» **WRITTEN REQUEST**: Repeat the entire listing exactly as written.

◆ ◆ ◆

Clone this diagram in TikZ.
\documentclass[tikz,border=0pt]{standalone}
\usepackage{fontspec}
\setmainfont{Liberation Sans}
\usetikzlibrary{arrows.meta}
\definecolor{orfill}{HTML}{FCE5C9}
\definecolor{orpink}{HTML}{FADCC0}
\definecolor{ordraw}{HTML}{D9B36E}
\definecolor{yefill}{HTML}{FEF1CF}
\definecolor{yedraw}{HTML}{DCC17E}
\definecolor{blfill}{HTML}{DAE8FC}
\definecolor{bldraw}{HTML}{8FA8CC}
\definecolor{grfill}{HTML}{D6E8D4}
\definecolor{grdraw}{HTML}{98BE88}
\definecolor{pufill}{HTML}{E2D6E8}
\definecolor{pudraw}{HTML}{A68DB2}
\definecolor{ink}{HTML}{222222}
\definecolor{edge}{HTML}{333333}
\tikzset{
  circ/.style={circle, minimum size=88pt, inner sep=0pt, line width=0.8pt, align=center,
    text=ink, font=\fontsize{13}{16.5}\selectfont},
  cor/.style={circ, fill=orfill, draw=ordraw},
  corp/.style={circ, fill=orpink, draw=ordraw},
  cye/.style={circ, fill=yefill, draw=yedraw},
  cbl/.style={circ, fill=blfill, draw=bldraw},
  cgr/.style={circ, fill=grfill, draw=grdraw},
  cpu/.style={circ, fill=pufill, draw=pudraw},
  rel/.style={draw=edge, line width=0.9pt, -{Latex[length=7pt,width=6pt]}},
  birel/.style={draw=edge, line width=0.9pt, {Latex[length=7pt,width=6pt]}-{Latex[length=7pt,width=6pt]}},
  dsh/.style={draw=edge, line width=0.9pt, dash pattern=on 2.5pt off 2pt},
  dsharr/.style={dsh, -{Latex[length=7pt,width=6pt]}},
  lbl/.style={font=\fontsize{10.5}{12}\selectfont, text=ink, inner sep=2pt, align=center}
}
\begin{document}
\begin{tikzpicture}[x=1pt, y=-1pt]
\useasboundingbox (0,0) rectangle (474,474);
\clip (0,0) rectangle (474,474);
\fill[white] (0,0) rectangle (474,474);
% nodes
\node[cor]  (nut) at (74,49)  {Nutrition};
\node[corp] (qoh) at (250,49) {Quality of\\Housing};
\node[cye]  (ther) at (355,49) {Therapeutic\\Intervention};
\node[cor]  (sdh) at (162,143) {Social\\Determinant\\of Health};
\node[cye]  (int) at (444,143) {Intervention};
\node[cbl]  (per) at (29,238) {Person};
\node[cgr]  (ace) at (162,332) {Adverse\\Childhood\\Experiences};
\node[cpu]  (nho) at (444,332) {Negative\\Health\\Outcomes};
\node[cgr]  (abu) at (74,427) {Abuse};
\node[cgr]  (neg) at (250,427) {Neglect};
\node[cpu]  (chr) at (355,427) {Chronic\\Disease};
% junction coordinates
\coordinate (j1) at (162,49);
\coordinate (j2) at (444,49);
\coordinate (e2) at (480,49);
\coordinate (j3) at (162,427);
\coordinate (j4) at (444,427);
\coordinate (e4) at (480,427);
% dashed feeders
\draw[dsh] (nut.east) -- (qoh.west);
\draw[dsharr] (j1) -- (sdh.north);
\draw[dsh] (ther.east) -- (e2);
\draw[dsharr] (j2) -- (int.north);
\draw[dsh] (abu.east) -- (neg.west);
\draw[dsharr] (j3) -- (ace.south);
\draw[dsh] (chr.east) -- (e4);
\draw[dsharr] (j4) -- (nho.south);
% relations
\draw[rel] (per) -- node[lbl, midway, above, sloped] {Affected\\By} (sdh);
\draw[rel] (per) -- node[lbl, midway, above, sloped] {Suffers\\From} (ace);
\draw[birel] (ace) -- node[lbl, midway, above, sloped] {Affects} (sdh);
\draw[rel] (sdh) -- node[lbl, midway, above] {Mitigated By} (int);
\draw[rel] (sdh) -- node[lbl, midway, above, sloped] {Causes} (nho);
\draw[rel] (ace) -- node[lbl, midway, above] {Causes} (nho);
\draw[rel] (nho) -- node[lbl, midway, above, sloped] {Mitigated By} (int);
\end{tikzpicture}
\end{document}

◆ ◆ ◆

» **RESULT OF THE TASK**:
Clone this diagram in TikZ.
\documentclass[tikz,border=0pt]{standalone}
\usepackage{fontspec}
\setmainfont{Liberation Sans}
\usetikzlibrary{arrows.meta}
\definecolor{orfill}{HTML}{FCE5C9}
\definecolor{orpink}{HTML}{FADCC0}
\definecolor{ordraw}{HTML}{D9B36E}
\definecolor{yefill}{HTML}{FEF1CF}
\definecolor{yedraw}{HTML}{DCC17E}
\definecolor{blfill}{HTML}{DAE8FC}
\definecolor{bldraw}{HTML}{8FA8CC}
\definecolor{grfill}{HTML}{D6E8D4}
\definecolor{grdraw}{HTML}{98BE88}
\definecolor{pufill}{HTML}{E2D6E8}
\definecolor{pudraw}{HTML}{A68DB2}
\definecolor{ink}{HTML}{222222}
\definecolor{edge}{HTML}{333333}
\tikzset{
  circ/.style={circle, minimum size=88pt, inner sep=0pt, line width=0.8pt, align=center,
    text=ink, font=\fontsize{13}{16.5}\selectfont},
  cor/.style={circ, fill=orfill, draw=ordraw},
  corp/.style={circ, fill=orpink, draw=ordraw},
  cye/.style={circ, fill=yefill, draw=yedraw},
  cbl/.style={circ, fill=blfill, draw=bldraw},
  cgr/.style={circ, fill=grfill, draw=grdraw},
  cpu/.style={circ, fill=pufill, draw=pudraw},
  rel/.style={draw=edge, line width=0.9pt, -{Latex[length=7pt,width=6pt]}},
  birel/.style={draw=edge, line width=0.9pt, {Latex[length=7pt,width=6pt]}-{Latex[length=7pt,width=6pt]}},
  dsh/.style={draw=edge, line width=0.9pt, dash pattern=on 2.5pt off 2pt},
  dsharr/.style={dsh, -{Latex[length=7pt,width=6pt]}},
  lbl/.style={font=\fontsize{10.5}{12}\selectfont, text=ink, inner sep=2pt, align=center}
}
\begin{document}
\begin{tikzpicture}[x=1pt, y=-1pt]
\useasboundingbox (0,0) rectangle (474,474);
\clip (0,0) rectangle (474,474);
\fill[white] (0,0) rectangle (474,474);
% nodes
\node[cor]  (nut) at (74,49)  {Nutrition};
\node[corp] (qoh) at (250,49) {Quality of\\Housing};
\node[cye]  (ther) at (355,49) {Therapeutic\\Intervention};
\node[cor]  (sdh) at (162,143) {Social\\Determinant\\of Health};
\node[cye]  (int) at (444,143) {Intervention};
\node[cbl]  (per) at (29,238) {Person};
\node[cgr]  (ace) at (162,332) {Adverse\\Childhood\\Experiences};
\node[cpu]  (nho) at (444,332) {Negative\\Health\\Outcomes};
\node[cgr]  (abu) at (74,427) {Abuse};
\node[cgr]  (neg) at (250,427) {Neglect};
\node[cpu]  (chr) at (355,427) {Chronic\\Disease};
% junction coordinates
\coordinate (j1) at (162,49);
\coordinate (j2) at (444,49);
\coordinate (e2) at (480,49);
\coordinate (j3) at (162,427);
\coordinate (j4) at (444,427);
\coordinate (e4) at (480,427);
% dashed feeders
\draw[dsh] (nut.east) -- (qoh.west);
\draw[dsharr] (j1) -- (sdh.north);
\draw[dsh] (ther.east) -- (e2);
\draw[dsharr] (j2) -- (int.north);
\draw[dsh] (abu.east) -- (neg.west);
\draw[dsharr] (j3) -- (ace.south);
\draw[dsh] (chr.east) -- (e4);
\draw[dsharr] (j4) -- (nho.south);
% relations
\draw[rel] (per) -- node[lbl, midway, above, sloped] {Affected\\By} (sdh);
\draw[rel] (per) -- node[lbl, midway, above, sloped] {Suffers\\From} (ace);
\draw[birel] (ace) -- node[lbl, midway, above, sloped] {Affects} (sdh);
\draw[rel] (sdh) -- node[lbl, midway, above] {Mitigated By} (int);
\draw[rel] (sdh) -- node[lbl, midway, above, sloped] {Causes} (nho);
\draw[rel] (ace) -- node[lbl, midway, above] {Causes} (nho);
\draw[rel] (nho) -- node[lbl, midway, above, sloped] {Mitigated By} (int);
\end{tikzpicture}
\end{document}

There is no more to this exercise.